BigAppleBuckeye;1212280 wrote:Glad to see a post about this: my current credit scores for the three bureaus are 746, 766 ... and 686. Not really sure why my Equifax is lower than the other two, and when I called (a few times) to ask, the foreign operator struggled to explain the model for the score.
Anyway, long story short: will this third score of 686 affect my loan in the next 2-3 years (when I plan to buy a home with my wife)? Or am I overthinking this? Thanks in advance ...
You are entitled to a free report from each agency once a year (annualcreditreport.com). Just note you may have to cancel after viewing to avoid fees (you have like 7 days, they make you sign-up to view, but you can cancel at no cost).
Take a look at each one and see if there are any derogatory items to clean-up. You other scores are pretty good, it depends on what one your bank will use. If you have a car financed and can pay that off, it will help. If you have a low remaining balance on student loans and can pay off, that helps your score. Aside from that, try not to apply for any credit anywhere at least 12 months prior to seeking your loan as inquiries and new lines of credit negatively affect you. It's possible the 686 has a bad mark that's an error - it happens.
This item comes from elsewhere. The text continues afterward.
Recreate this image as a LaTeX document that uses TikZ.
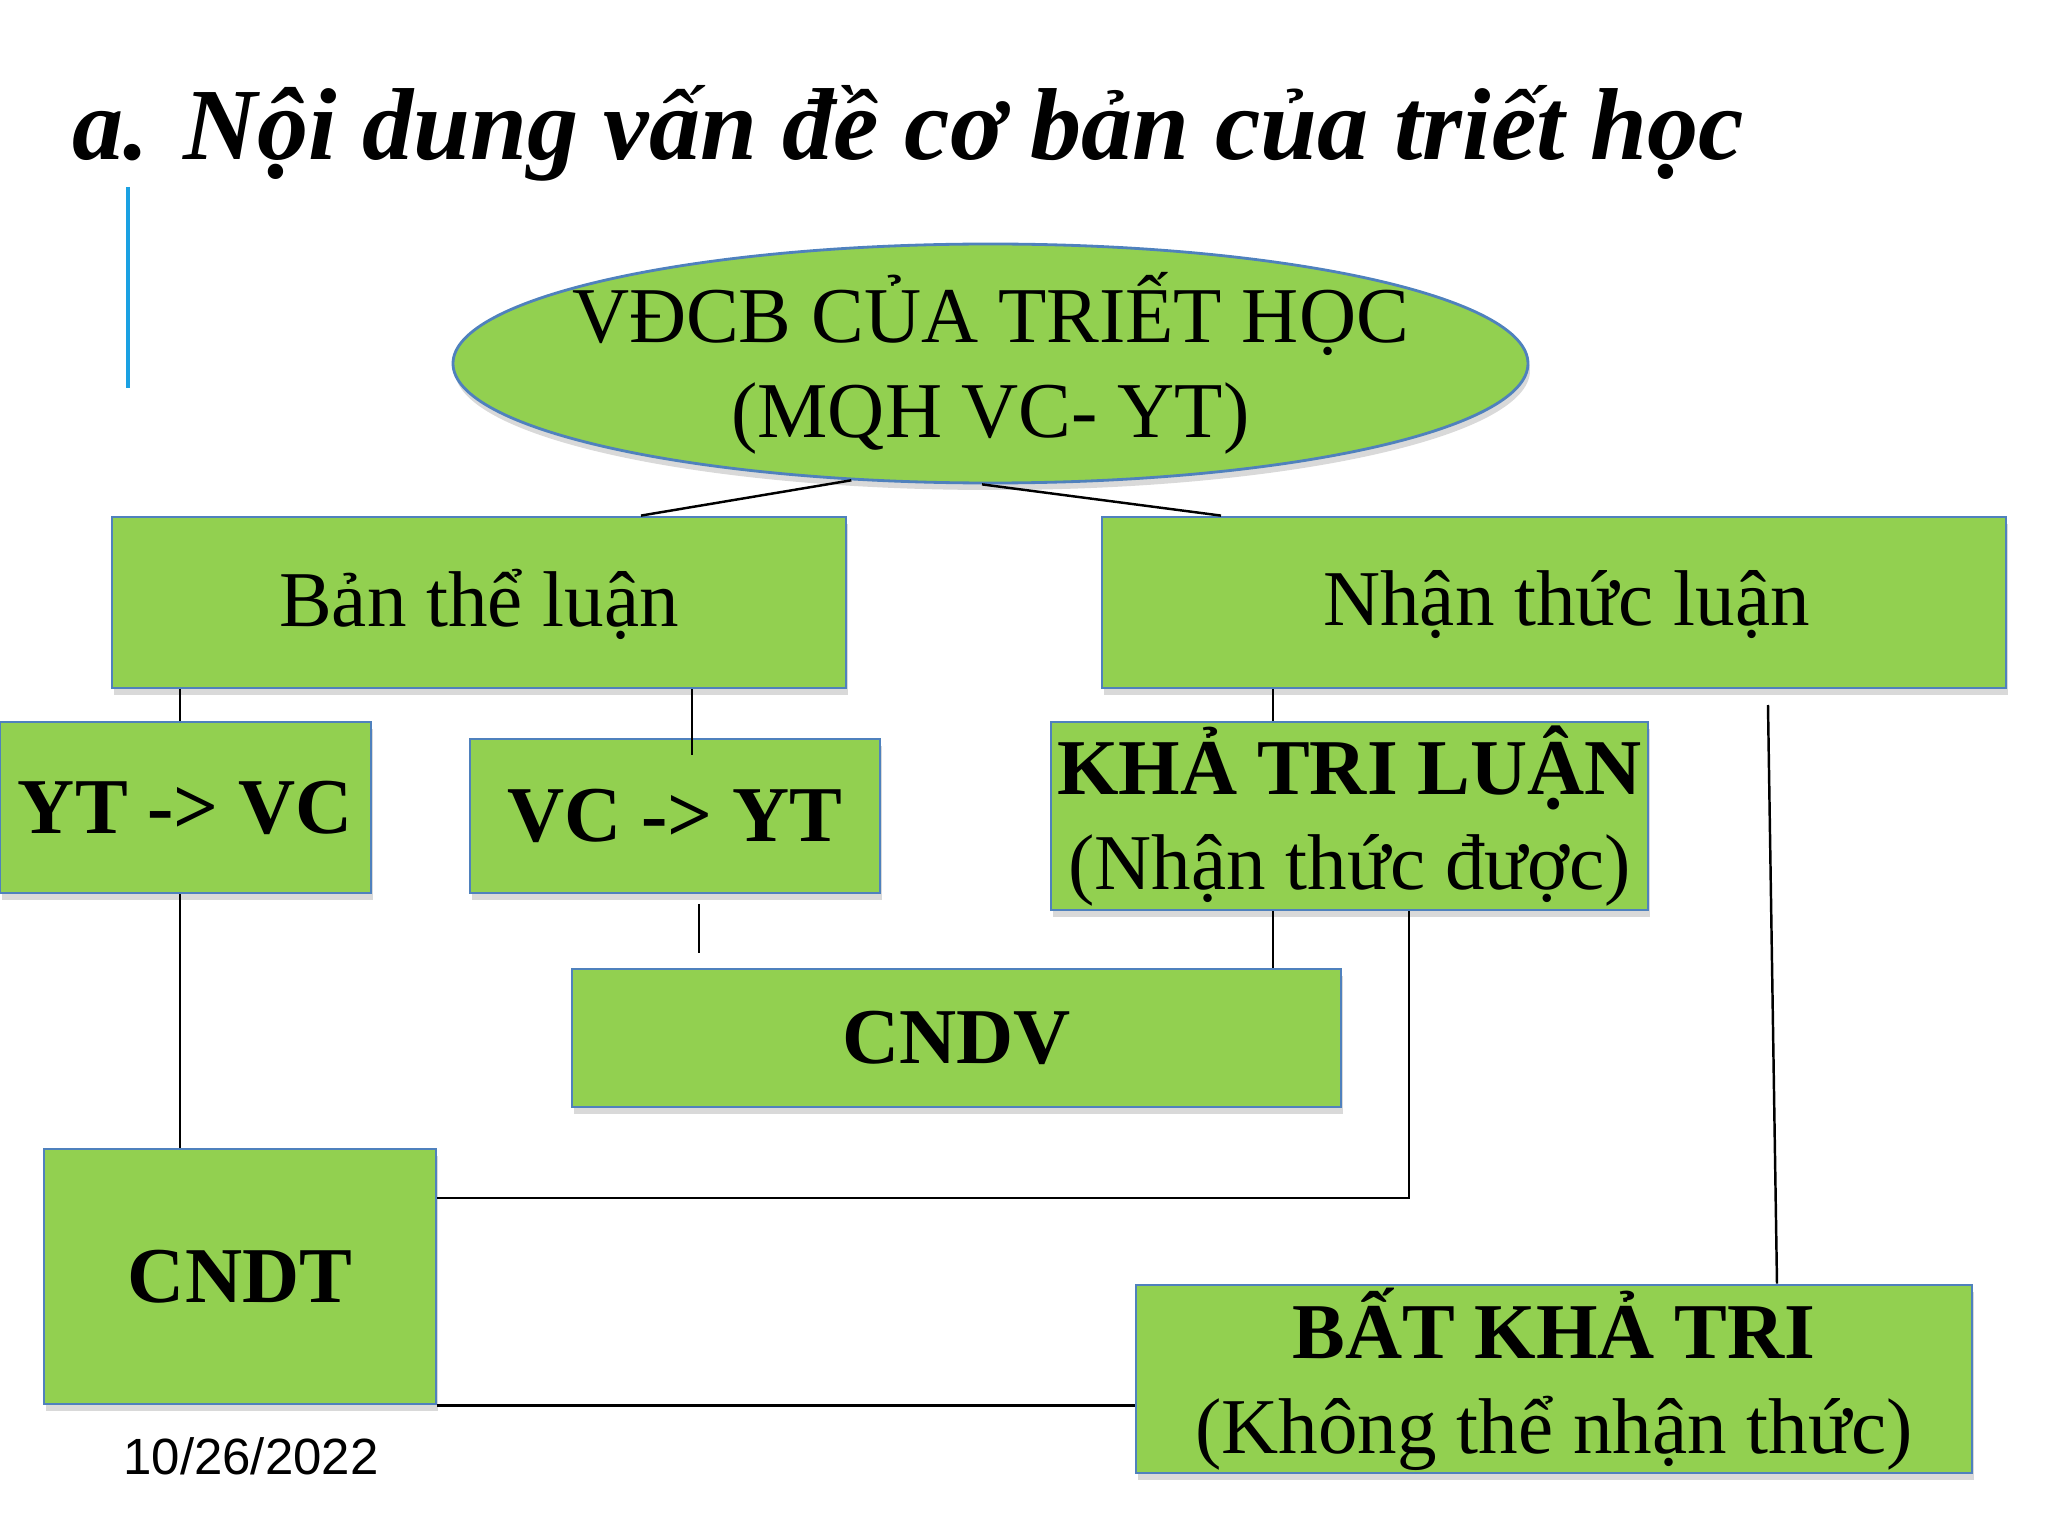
\documentclass[tikz,border=0pt]{standalone}
\usepackage{fontspec}
\setmainfont{Liberation Serif}
\newfontfamily\datefont{Liberation Sans}
\usetikzlibrary{shapes.geometric,shadows}

\definecolor{boxgreen}{HTML}{92D050}
\definecolor{boxline}{HTML}{4F81BD}
\definecolor{barblue}{HTML}{1BA1E2}

\tikzset{
    box/.style={rectangle, draw=boxline, line width=0.8pt, fill=boxgreen, inner sep=0pt, align=center,
        font=\fontsize{22.5}{27}\selectfont,
        drop shadow={shadow xshift=0.02cm, shadow yshift=-0.07cm, opacity=0.3}},
    link/.style={draw=black, line width=0.7pt}
}

\begin{document}
\begin{tikzpicture}
        \useasboundingbox (0,0) rectangle (20.48,-15.36);

        % title and side bar
        \node[anchor=base west, font=\fontsize{29.1}{35}\selectfont\bfseries\itshape] (title) at (0.60,-1.60) {a. Nội dung vấn đề cơ bản của triết học};
        \draw[barblue, line width=1pt] (1.28,-1.87) -- (1.28,-3.88);

        % boxes
        \node[box, ellipse, minimum width=10.75cm, minimum height=2.39cm,
            label={[align=center, font=\fontsize{22.5}{27}\selectfont]center:VĐCB CỦA TRIẾT HỌC\\(MQH VC- YT)}] (vdcb) at (9.905,-3.635) {};
        \node[box, minimum width=7.34cm, minimum height=1.71cm, text depth=0.1cm] (btl) at (4.79,-6.025) {Bản thể luận};
        \node[box, minimum width=9.04cm, minimum height=1.71cm, text depth=0.1cm] (ntl) at (15.54,-6.025) {\hspace*{0.25cm}Nhận thức luận};
        \node[box, font=\fontsize{22.5}{27}\selectfont\bfseries, minimum width=3.71cm, minimum height=1.71cm] (ytvc) at (1.855,-8.075) {YT -> VC};
        \node[box, font=\fontsize{22.5}{27}\selectfont\bfseries, minimum width=4.10cm, minimum height=1.54cm] (vcyt) at (6.75,-8.16) {VC -> YT};
        \node[box, minimum width=5.97cm, minimum height=1.88cm] (ktl) at (13.495,-8.16) {{\bfseries KHẢ TRI LUẬN}\\(Nhận thức được)};
        \node[box, font=\fontsize{22.5}{27}\selectfont\bfseries, minimum width=7.69cm, minimum height=1.38cm] (cndv) at (9.565,-10.38) {CNDV};
        \node[box, font=\fontsize{22.5}{27}\selectfont\bfseries, minimum width=3.92cm, minimum height=2.55cm] (cndt) at (2.40,-12.765) {CNDT};
        \node[box, minimum width=8.36cm, minimum height=1.88cm] (bkt) at (15.54,-13.79) {{\bfseries BẤT KHẢ TRI}\\(Không thể nhận thức)};

        \node[anchor=base west, font=\datefont\fontsize{14.5}{17}\selectfont] (date) at (1.11,-14.74) {10/26/2022};

        % free ends and columns of the connectors
        \coordinate (yx) at (1.80,0);
        \coordinate (vcin) at (6.92,-7.55);
        \coordinate (gapa) at (6.99,-9.04);
        \coordinate (gapb) at (6.99,-9.53);
        \coordinate (kx) at (12.73,0);
        \coordinate (kr) at (14.09,-11.98);
        \coordinate (nfree) at (17.68,-7.05);
        \coordinate (bx) at (17.77,0);

        % connectors
        \draw[link] (vdcb.220) -- ([xshift=1.62cm]btl.north);
        \draw[link] (vdcb.266) -- ([xshift=-3.33cm]ntl.north);
        \draw[link] (yx |- btl.south) -- (yx |- ytvc.north);
        \draw[link] (vcin |- btl.south) -- (vcin);
        \draw[link] (yx |- ytvc.south) -- (yx |- cndt.north);
        \draw[link] (gapa) -- (gapb);
        \draw[link] (kx |- ntl.south) -- (kx |- ktl.north);
        \draw[link] (kx |- ktl.south) -- (kx |- cndv.north);
        \draw[link] (kr |- ktl.south) |- (cndt.east |- kr);
        \draw[link] (nfree) -- (bx |- bkt.north);
        \draw[link] (cndt.south east) -- (cndt.south east -| bkt.west);
    \end{tikzpicture}
\end{document}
The other little known (and bizarre) fact is you can actually negatively affect your credit even if you pay your CC's off every month. The dirty trick is they look at average balances, so if you have 1 CC with a $2k limit that you run-up every month it hurts you, even if you always pay the full balance. In that scenario what you need to do is get an increased limit on your CC and potentially get a second card. I believe the "magic" average balance they like to see is something like 25-30% of available credit. So if you run-up $1500 a month on your CC, then you want a combined limit of $5-$6k.